Soy consciente de que la buena docencia universitaria no es meramente una cuestión de voluntad. Existen incentivos institucionales que favorecen que los profesores prioricen la investigación por encima de la enseñanza, incluso entre quienes viven con pasión las horas que pasan en el aula de clase. Pero ese es otro debate, de tipo más estructural. Lo que aquí escribo lo hago pensando en quienes menosprecian a sus estudiantes por considerar que estos no están a su altura, como si fueran indignos de merecer su tiempo y dedicación.
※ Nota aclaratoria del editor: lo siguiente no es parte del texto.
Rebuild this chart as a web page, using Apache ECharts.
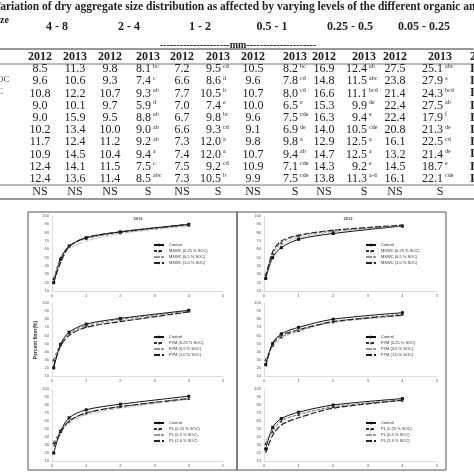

Me refiero a quienes, de entrada, asumen que quienes están al frente mirándoles no tienen nada valioso para aportar, como si se tratara de borregos no pensantes. Esos profesores narcisistas, que irrespetan a sus estudiantes con sus gestos y su mirada y que parecen más preocupados por posar de intelectuales sofisticados que por deliberar genuinamente con sus públicos y aprender de ellos, deberían mirarse al espejo para ver la caricatura en la que se han convertido. Tal vez así despierten de la falsa ilusión que ellos mismos han construido.